The juice of 6 oranges and of 1/2 a lemon, 6 eggs, 6 oz. of sugar, and 1 dessertspoonful of Allinson cornflour. Add enough water to the fruit juices to make 1-1/2 pints of liquid. Set this over the fire with the sugar; meanwhile smooth the cornflour with a little cold water, and thicken the liquid with it when boiling. Set aside the saucepan, (which should be an enamelled one) so as to cool the contents a little. Beat up the eggs, gradually stir into them the thickened liquid, and then proceed with the custard as in the previous recipe. This is a German sweet, and very delicious.


1-1/2 pints of raspberries, 1/2 pint of red currants, 6 oz. of sugar, 7 eggs, 1 dessertspoonful of Allinson cornflour. Mix the fruit, and let it cook from 5 to 10 minutes with 1 pint of water; strain the juice well through a piece of muslin or a fine hair-sieve. There should be 1 quart of juice; if necessary add a little more water; return the juice to the saucepan, add the sugar and reheat the liquid; when it boils thicken it with the cornflour, then set it aside to cool. Beat up the eggs, add them carefully after the fruit juice has somewhat cooled; stir the custard over the fire until it thickens, but do not allow it to boil, as the eggs would curdle. Serve cold in custard glasses, or in a glass dish poured over macaroons or sponge cakes.
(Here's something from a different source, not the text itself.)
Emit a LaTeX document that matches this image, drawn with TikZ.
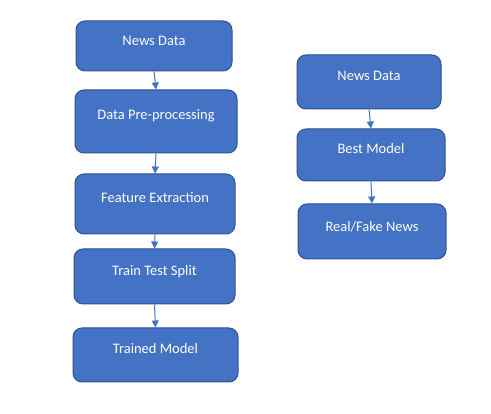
\documentclass[tikz,border=0pt]{standalone}
\usepackage{fontspec}
\setmainfont{Carlito}
\usetikzlibrary{arrows.meta}
\definecolor{boxfill}{HTML}{4472C4}
\definecolor{boxline}{HTML}{2F528F}
\definecolor{arrcol}{HTML}{4472C4}
\tikzset{
  box/.style={draw=boxline, fill=boxfill, line width=1pt, rounded corners=9pt, inner sep=0pt},
  boxtext/.style={text=white, font=\fontsize{14.5}{17}\selectfont, inner sep=0pt},
  arr/.style={draw=arrcol, line width=1pt, -{Triangle[length=7pt,width=7pt]}}
}
\begin{document}
\begin{tikzpicture}[x=1pt,y=-1pt]
\useasboundingbox (0,0) rectangle (491,414);
% left column
\node[box, minimum width=156, minimum height=50, label={[boxtext,yshift=5]center:News Data}] (n1) at (154,46) {};
\node[box, minimum width=162, minimum height=63, label={[boxtext,yshift=6]center:Data Pre-processing}] (n2) at (156,121.5) {};
\node[box, minimum width=160, minimum height=60, label={[boxtext,yshift=6]center:Feature Extraction}] (n3) at (155,204) {};
\node[box, minimum width=161, minimum height=55, label={[boxtext,yshift=5]center:Train Test Split}] (n4) at (154.5,276.5) {};
\node[box, minimum width=165, minimum height=54, label={[boxtext,yshift=6]center:Trained Model}] (n5) at (155.5,355) {};
% right column
\node[box, minimum width=144, minimum height=54, label={[boxtext,yshift=6]center:News Data}] (m1) at (369,82) {};
\node[box, minimum width=148, minimum height=52, label={[boxtext,yshift=6]center:Best Model}] (m2) at (371,155) {};
\node[box, minimum width=148, minimum height=55, label={[boxtext,yshift=5]center:Real/Fake News}] (m3) at (372,231.5) {};
% arrows
\draw[arr] (n1.south) -- (n2.north);
\draw[arr] (n2.south) -- (n3.north);
\draw[arr] (n3.south) -- (n4.north);
\draw[arr] (n4.south) -- (n5.north);
\draw[arr] (m1.south) -- (m2.north);
\draw[arr] (m2.south) -- (m3.north);
\end{tikzpicture}
\end{document}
You can make a fruit custard in this way, with strawberries, cherries, red currants, or any juicy summer fruit.


Remove the stalks from 1 lb. of fresh strawberries, place them in a glass dish and scatter over 2 tablespoonfuls of pounded sugar; prepare 1 pint of custard with Allinson custard powder according to recipe given above, and while still hot pour carefully over the fruit, set aside to cool, and just before serving (which must not be until the custard has become quite cold) garnish the top with a few fine strawberries.